INFORMATION PROVIDED —

--------

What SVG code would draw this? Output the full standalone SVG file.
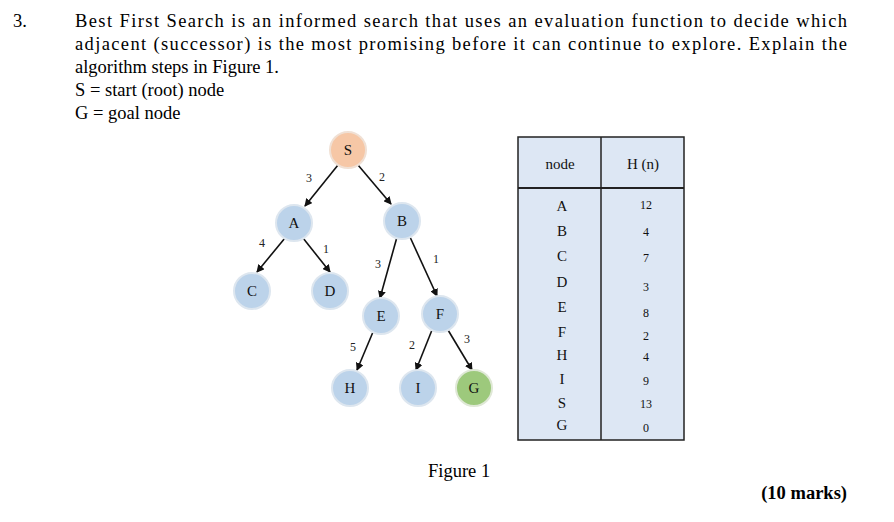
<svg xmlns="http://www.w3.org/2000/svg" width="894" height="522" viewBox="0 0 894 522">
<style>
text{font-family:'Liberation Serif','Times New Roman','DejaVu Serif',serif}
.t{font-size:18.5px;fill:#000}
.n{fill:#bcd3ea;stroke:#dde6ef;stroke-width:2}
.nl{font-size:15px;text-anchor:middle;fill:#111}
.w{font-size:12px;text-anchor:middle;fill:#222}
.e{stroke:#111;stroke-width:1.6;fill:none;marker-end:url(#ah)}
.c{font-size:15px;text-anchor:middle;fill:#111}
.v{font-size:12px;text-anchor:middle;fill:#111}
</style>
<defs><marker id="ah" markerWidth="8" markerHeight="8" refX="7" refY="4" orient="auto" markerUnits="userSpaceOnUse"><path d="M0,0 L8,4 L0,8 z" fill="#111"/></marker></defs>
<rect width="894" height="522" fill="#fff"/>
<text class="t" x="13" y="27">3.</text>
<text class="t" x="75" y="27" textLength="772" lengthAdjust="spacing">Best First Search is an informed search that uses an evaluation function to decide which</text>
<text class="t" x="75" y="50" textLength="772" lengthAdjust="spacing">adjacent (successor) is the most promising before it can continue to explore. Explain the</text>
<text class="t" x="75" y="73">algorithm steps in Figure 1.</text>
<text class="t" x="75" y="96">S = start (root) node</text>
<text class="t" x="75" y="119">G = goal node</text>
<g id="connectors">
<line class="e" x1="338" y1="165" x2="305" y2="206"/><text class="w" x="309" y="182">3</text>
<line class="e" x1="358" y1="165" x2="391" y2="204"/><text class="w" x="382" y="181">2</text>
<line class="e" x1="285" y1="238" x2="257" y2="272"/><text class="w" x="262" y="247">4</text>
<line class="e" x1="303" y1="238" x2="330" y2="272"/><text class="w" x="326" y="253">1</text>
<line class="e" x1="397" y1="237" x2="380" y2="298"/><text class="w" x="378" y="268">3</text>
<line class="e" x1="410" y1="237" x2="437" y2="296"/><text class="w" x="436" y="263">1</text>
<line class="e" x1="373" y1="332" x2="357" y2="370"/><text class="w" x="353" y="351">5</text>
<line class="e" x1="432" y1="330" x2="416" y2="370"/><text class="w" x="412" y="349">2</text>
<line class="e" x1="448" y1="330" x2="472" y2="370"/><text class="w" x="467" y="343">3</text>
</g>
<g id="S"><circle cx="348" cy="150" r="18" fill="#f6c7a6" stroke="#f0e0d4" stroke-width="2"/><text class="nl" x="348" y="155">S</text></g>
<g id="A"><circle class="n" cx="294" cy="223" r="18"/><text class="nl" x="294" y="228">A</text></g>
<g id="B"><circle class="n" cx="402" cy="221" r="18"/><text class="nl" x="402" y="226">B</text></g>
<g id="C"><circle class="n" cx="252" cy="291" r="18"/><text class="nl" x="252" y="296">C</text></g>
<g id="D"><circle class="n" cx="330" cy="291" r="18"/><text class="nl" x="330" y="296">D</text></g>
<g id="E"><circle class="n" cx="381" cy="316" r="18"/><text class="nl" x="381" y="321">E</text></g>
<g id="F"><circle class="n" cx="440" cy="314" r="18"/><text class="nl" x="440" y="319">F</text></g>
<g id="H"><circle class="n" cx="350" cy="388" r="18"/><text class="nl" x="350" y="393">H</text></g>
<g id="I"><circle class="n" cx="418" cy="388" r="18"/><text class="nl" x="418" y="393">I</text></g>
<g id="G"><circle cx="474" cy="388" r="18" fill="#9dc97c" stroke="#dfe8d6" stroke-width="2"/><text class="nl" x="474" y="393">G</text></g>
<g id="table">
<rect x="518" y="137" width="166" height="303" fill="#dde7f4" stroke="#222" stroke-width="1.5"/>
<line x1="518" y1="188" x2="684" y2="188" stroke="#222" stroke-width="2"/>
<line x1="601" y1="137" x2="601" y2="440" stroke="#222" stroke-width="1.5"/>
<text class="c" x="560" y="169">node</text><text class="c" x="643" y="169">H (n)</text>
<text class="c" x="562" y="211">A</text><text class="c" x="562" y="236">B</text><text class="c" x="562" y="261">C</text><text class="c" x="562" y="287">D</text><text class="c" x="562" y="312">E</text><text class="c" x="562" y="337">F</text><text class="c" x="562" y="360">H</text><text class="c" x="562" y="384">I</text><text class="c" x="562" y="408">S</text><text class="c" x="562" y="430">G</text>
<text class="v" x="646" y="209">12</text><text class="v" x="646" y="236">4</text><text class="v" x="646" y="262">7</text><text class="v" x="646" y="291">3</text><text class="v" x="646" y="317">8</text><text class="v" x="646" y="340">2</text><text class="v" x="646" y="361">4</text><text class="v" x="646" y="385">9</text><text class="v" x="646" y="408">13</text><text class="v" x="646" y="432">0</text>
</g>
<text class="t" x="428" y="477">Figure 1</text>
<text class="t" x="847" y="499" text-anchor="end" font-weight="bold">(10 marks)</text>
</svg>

--------

Reproduce every line precisely as given, omitting all pictures.

COMPLETE RESPONSE —
What SVG code would draw this? Output the full standalone SVG file.
<svg xmlns="http://www.w3.org/2000/svg" width="894" height="522" viewBox="0 0 894 522">
<style>
text{font-family:'Liberation Serif','Times New Roman','DejaVu Serif',serif}
.t{font-size:18.5px;fill:#000}
.n{fill:#bcd3ea;stroke:#dde6ef;stroke-width:2}
.nl{font-size:15px;text-anchor:middle;fill:#111}
.w{font-size:12px;text-anchor:middle;fill:#222}
.e{stroke:#111;stroke-width:1.6;fill:none;marker-end:url(#ah)}
.c{font-size:15px;text-anchor:middle;fill:#111}
.v{font-size:12px;text-anchor:middle;fill:#111}
</style>
<defs><marker id="ah" markerWidth="8" markerHeight="8" refX="7" refY="4" orient="auto" markerUnits="userSpaceOnUse"><path d="M0,0 L8,4 L0,8 z" fill="#111"/></marker></defs>
<rect width="894" height="522" fill="#fff"/>
<text class="t" x="13" y="27">3.</text>
<text class="t" x="75" y="27" textLength="772" lengthAdjust="spacing">Best First Search is an informed search that uses an evaluation function to decide which</text>
<text class="t" x="75" y="50" textLength="772" lengthAdjust="spacing">adjacent (successor) is the most promising before it can continue to explore. Explain the</text>
<text class="t" x="75" y="73">algorithm steps in Figure 1.</text>
<text class="t" x="75" y="96">S = start (root) node</text>
<text class="t" x="75" y="119">G = goal node</text>
<g id="connectors">
<line class="e" x1="338" y1="165" x2="305" y2="206"/><text class="w" x="309" y="182">3</text>
<line class="e" x1="358" y1="165" x2="391" y2="204"/><text class="w" x="382" y="181">2</text>
<line class="e" x1="285" y1="238" x2="257" y2="272"/><text class="w" x="262" y="247">4</text>
<line class="e" x1="303" y1="238" x2="330" y2="272"/><text class="w" x="326" y="253">1</text>
<line class="e" x1="397" y1="237" x2="380" y2="298"/><text class="w" x="378" y="268">3</text>
<line class="e" x1="410" y1="237" x2="437" y2="296"/><text class="w" x="436" y="263">1</text>
<line class="e" x1="373" y1="332" x2="357" y2="370"/><text class="w" x="353" y="351">5</text>
<line class="e" x1="432" y1="330" x2="416" y2="370"/><text class="w" x="412" y="349">2</text>
<line class="e" x1="448" y1="330" x2="472" y2="370"/><text class="w" x="467" y="343">3</text>
</g>
<g id="S"><circle cx="348" cy="150" r="18" fill="#f6c7a6" stroke="#f0e0d4" stroke-width="2"/><text class="nl" x="348" y="155">S</text></g>
<g id="A"><circle class="n" cx="294" cy="223" r="18"/><text class="nl" x="294" y="228">A</text></g>
<g id="B"><circle class="n" cx="402" cy="221" r="18"/><text class="nl" x="402" y="226">B</text></g>
<g id="C"><circle class="n" cx="252" cy="291" r="18"/><text class="nl" x="252" y="296">C</text></g>
<g id="D"><circle class="n" cx="330" cy="291" r="18"/><text class="nl" x="330" y="296">D</text></g>
<g id="E"><circle class="n" cx="381" cy="316" r="18"/><text class="nl" x="381" y="321">E</text></g>
<g id="F"><circle class="n" cx="440" cy="314" r="18"/><text class="nl" x="440" y="319">F</text></g>
<g id="H"><circle class="n" cx="350" cy="388" r="18"/><text class="nl" x="350" y="393">H</text></g>
<g id="I"><circle class="n" cx="418" cy="388" r="18"/><text class="nl" x="418" y="393">I</text></g>
<g id="G"><circle cx="474" cy="388" r="18" fill="#9dc97c" stroke="#dfe8d6" stroke-width="2"/><text class="nl" x="474" y="393">G</text></g>
<g id="table">
<rect x="518" y="137" width="166" height="303" fill="#dde7f4" stroke="#222" stroke-width="1.5"/>
<line x1="518" y1="188" x2="684" y2="188" stroke="#222" stroke-width="2"/>
<line x1="601" y1="137" x2="601" y2="440" stroke="#222" stroke-width="1.5"/>
<text class="c" x="560" y="169">node</text><text class="c" x="643" y="169">H (n)</text>
<text class="c" x="562" y="211">A</text><text class="c" x="562" y="236">B</text><text class="c" x="562" y="261">C</text><text class="c" x="562" y="287">D</text><text class="c" x="562" y="312">E</text><text class="c" x="562" y="337">F</text><text class="c" x="562" y="360">H</text><text class="c" x="562" y="384">I</text><text class="c" x="562" y="408">S</text><text class="c" x="562" y="430">G</text>
<text class="v" x="646" y="209">12</text><text class="v" x="646" y="236">4</text><text class="v" x="646" y="262">7</text><text class="v" x="646" y="291">3</text><text class="v" x="646" y="317">8</text><text class="v" x="646" y="340">2</text><text class="v" x="646" y="361">4</text><text class="v" x="646" y="385">9</text><text class="v" x="646" y="408">13</text><text class="v" x="646" y="432">0</text>
</g>
<text class="t" x="428" y="477">Figure 1</text>
<text class="t" x="847" y="499" text-anchor="end" font-weight="bold">(10 marks)</text>
</svg>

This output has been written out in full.